Aperfeiçoamento da legislação deve vir acompanhado de ampla discussão com todos os entes envolvidos
A Câmara dos Deputados destacou em tópicos, esta semana, os projetos de lei que tramitam na casa sobre as possíveis mudanças na legislação dos planos de saúde. As discussões versam sobre a inclusão de atendimentos e procedimentos entre as coberturas obrigatórias, redução de prazos de carência, direito a acompanhante em qualquer tipo de internação, inclusão de diversos tipos procedimentos na cobertura, questões legais que envolvem o direito do consumidor e contratos, reajuste dos planos, dentre outras propostas.
Considero essa uma lista de desejos que remete a um mundo ideal, porém distante da realidade de nosso país. Nem mesmo o Sistema Único de Saúde (SUS), previsto na Constituição Federal e que garante assistência médica a toda população, é tão benevolente quanto às propostas apresentadas.
Diferentemente do que aconteceu com a lei do piso da enfermagem, aprovada sem dizer de onde viria o recurso para cumprir sua finalidade, no caso dos PLs dos planos de saúde o recurso deve sair do bolso do próprio consumidor, que já sofre para suportar a mensalidade do plano vigente. Fazendo uma analogia com a aviação civil, seria oferecer assento na classe executiva pelo mesmo valor da econômica. O resultado é que não haveria assento para todos.
Não podemos nunca nos esquecer que a cada abrandamento de norma ou incremento de novo serviço, o preço do plano se multiplica e, caso sejam ameaçados pela impossibilidade de correção financeira justa, esses planos podem ser descontinuados, fazendo com que uma enxurrada de pacientes tenha que recorrer ao sistema público, agravando um cenário que já demonstra muitas dificuldades.
Somado a isso, diversas empresas do setor vêm vivenciando sérios problemas econômico-financeiros por conta de fatores conjunturais e estruturais da saúde suplementar causados pela pandemia do coronavírus e também por recentes mudanças legislativas. Um dos apontamentos de um estudo promovido pela Federação Nacional de Saúde Suplementar (FenaSaúde) e pelo Instituto Brasileiro das Organizações Sociais de Saúde (Ibross) mostra que no terceiro trimestre de 2022 a sinistralidade dos planos assistenciais chegou a 93,2%, e 262 operadoras amargaram prejuízo entre suas receitas e despesas assistenciais.

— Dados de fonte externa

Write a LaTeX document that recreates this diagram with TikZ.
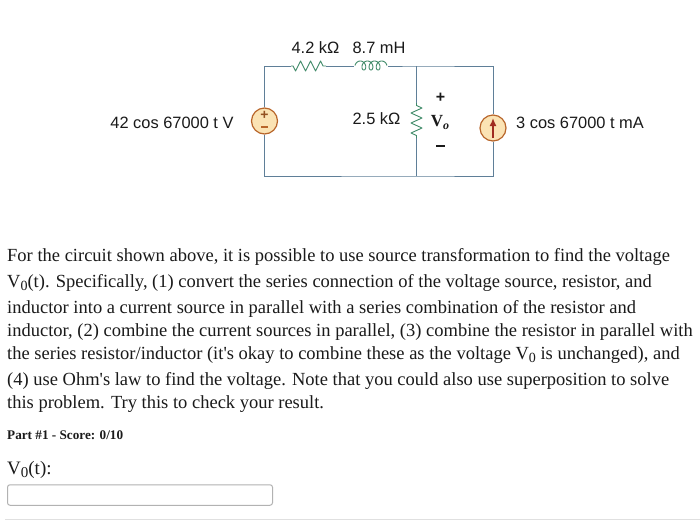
\documentclass[tikz,border=0pt]{standalone}
\usepackage{fontspec}
\usetikzlibrary{arrows.meta}
\setmainfont{Liberation Serif}
\newfontfamily\arialf{Liberation Sans}
\newfontfamily\plainf{Liberation Serif}
\definecolor{wirec}{HTML}{5F7F98}
\definecolor{compc}{HTML}{3F8A68}
\definecolor{srcfill}{HTML}{FBE3B4}
\definecolor{srcline}{HTML}{B8652A}
\definecolor{arrowc}{HTML}{A02C20}
\definecolor{txt}{HTML}{1A1A1A}
\newcommand{\Vsub}{V\raisebox{-3pt}{\fontsize{14}{14}\selectfont 0}}
\newcommand{\apo}{{\plainf '}}
\tikzset{
 wire/.style={draw=wirec,line width=0.9pt},
 comp/.style={draw=compc,line width=0.9pt,line join=round},
 src/.style={circle,draw=srcline,fill=srcfill,line width=1.2pt,minimum size=26pt,inner sep=0pt},
 lab/.style={font=\arialf\fontsize{16.4}{19}\selectfont,text=txt,inner sep=0pt},
 body/.style={font=\fontsize{18.5}{21}\selectfont,text=txt,inner sep=0pt,anchor=base west},
}
\begin{document}
\begin{tikzpicture}[x=1pt,y=-1pt]
\useasboundingbox (0,0) rectangle (700,523);
\fill[white] (0,0) rectangle (700,523);
% corners
\coordinate (tl) at (264.5,66);
\coordinate (tm) at (416.5,66);
\coordinate (tr) at (493,66);
\coordinate (bl) at (264.5,176);
\coordinate (bm) at (416.5,176);
\coordinate (br) at (493,176);
\coordinate (r1a) at (291,66);
\coordinate (r1b) at (326,66);
\coordinate (l1a) at (354,66);
\coordinate (l1b) at (388,66);
\coordinate (r2a) at (416.5,103);
\coordinate (r2b) at (416.5,138);
\node[src] (vs) at (264.5,121) {};
\node[src] (is) at (493,128) {};
\draw[wire] (vs.north) -- (tl) -- (r1a);
\draw[wire] (r1b) -- (l1a);
\draw[wire] (l1b) -- (tm) -- (tr) -- (is.north);
\draw[wire] (is.south) -- (br) -- (bm) -- (bl) -- (vs.south);
\draw[wire] (tm) -- (r2a);
\draw[wire] (r2b) -- (bm);
% resistor 1
\draw[comp] (r1a) -- ++(2,0) -- ++(2.5,5) -- ++(5,-10) -- ++(5,10) -- ++(5,-10) -- ++(5,10) -- ++(5,-10) -- ++(2.5,5) -- (r1b);
% inductor
\draw[comp] plot[smooth,domain=-90:1170,samples=127,variable=\t] ({358.5+0.0198*(\t+90)+3.5*sin(\t)},{65.5-4.5*cos(\t)});
% resistor 2
\draw[comp] (r2a) -- ++(0,2.5) -- ++(5.5,2.5) -- ++(-11,5) -- ++(11,5) -- ++(-11,5) -- ++(11,5) -- ++(-11,5) -- ++(5.5,2.5) -- (r2b);
% source marks
\node[inner sep=0pt,text=srcline!80!black,font=\arialf\bfseries\fontsize{14}{14}\selectfont] (vp) at (264.5,115) {+};
\node[inner sep=0pt,minimum width=7.5pt,minimum height=1.3pt,fill=srcline] (vm) at (264.5,127) {};
\coordinate (a1) at (493,138);
\coordinate (a2) at (493,118);
\draw[arrowc,line width=1.6pt,-{Latex[length=8pt,width=7pt]}] (a1) -- (a2);
% labels
\node[lab] (l1) at (172,123) {42 cos 67000 t V};
\node[lab] (l2) at (315.5,47.5) {4.2 k\symbol{"03A9}};
\node[lab] (l3) at (379,47.5) {8.7 mH};
\node[lab] (l4) at (376.5,119) {2.5 k\symbol{"03A9}};
\node[lab] (l5) at (580,123) {3 cos 67000 t mA};
\node[inner sep=0pt,font=\arialf\bfseries\fontsize{16}{16}\selectfont,text=txt] (pl) at (440.5,98) {+};
\node[inner sep=0pt,text=txt,font=\bfseries\fontsize{17}{17}\selectfont] (vo) at (440,122.5) {V\raisebox{-3pt}{\fontsize{12}{12}\selectfont\itshape o}};
\node[inner sep=0pt,minimum width=9pt,minimum height=1.6pt,fill=txt] (mi) at (440.5,146) {};
% body text
\node[body] (t1) at (7,261) {For the circuit shown above, it is possible to use source transformation to find the voltage};
\node[body] (t2) at (7,287) {\Vsub(t). Specifically, (1) convert the series connection of the voltage source, resistor, and};
\node[body] (t3) at (7,313) {inductor into a current source in parallel with a series combination of the resistor and};
\node[body] (t4) at (7,336) {inductor, (2) combine the current sources in parallel, (3) combine the resistor in parallel with};
\node[body] (t5) at (7,359) {the series resistor/inductor (it\apo s okay to combine these as the voltage \Vsub\ is unchanged), and};
\node[body] (t6) at (7,385) {(4) use Ohm\apo s law to find the voltage. Note that you could also use superposition to solve};
\node[body] (t7) at (7,408) {this problem. Try this to check your result.};
\node[body,font=\bfseries\fontsize{13.2}{15}\selectfont] (t8) at (7,439) {Part \#1 - Score: 0/10};
\node[body,font=\fontsize{19}{22}\selectfont] (t9) at (7,474) {V\raisebox{-3pt}{\fontsize{15}{15}\selectfont 0}(t):};
\node[draw=black!30,line width=1pt,rounded corners=2.5pt,fill=white,minimum width=265pt,minimum height=20.5pt,inner sep=0pt] (box) at (140,495) {};
\fill[black!12] (5,518.5) rectangle (700,520);
\end{tikzpicture}
\end{document}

Diante desse cenário, as novas propostas podem trazer como resultado a dificuldade na efetivação do direito à saúde por beneficiários, aumento expressivo da judicialização na saúde suplementar, insustentabilidade financeira de players do setor, além de ajudarem a reforçar ainda mais as incertezas que se configuraram para esse ano, com um orçamento menor para o SUS e a imprevisibilidade de custos da saúde suplementar.
É importante lembrar do papel que a saúde privada exerce no Brasil, não somente para a economia, mas também para a cobertura assistencial dos brasileiros. Um levantamento da Agência Nacional de Saúde Suplementar (ANS) feito em outubro passado mostrou que o número de beneficiários de planos de saúde ultrapassou os 50,2 milhões de pessoas, maior alta desde 2014. Pesquisa da Associação Nacional de Administração de Benefícios (ANAB) sobre planos de saúde também apontou a preocupação dos brasileiros com o acesso aos tratamentos de saúde — mais de 80% dos entrevistados afirmaram estar preocupados.
Entendemos que o aperfeiçoamento da legislação é sempre bem-vindo e, muitas vezes, necessário e merece estar na pauta do dia de todo setor regulado, mas deve vir acompanhado de ampla discussão com todos os entes envolvidos — consumidores, operadoras, prestadores de serviço e ANS, por exemplo —, além de análises e estruturação que a tecnicidade do assunto requer.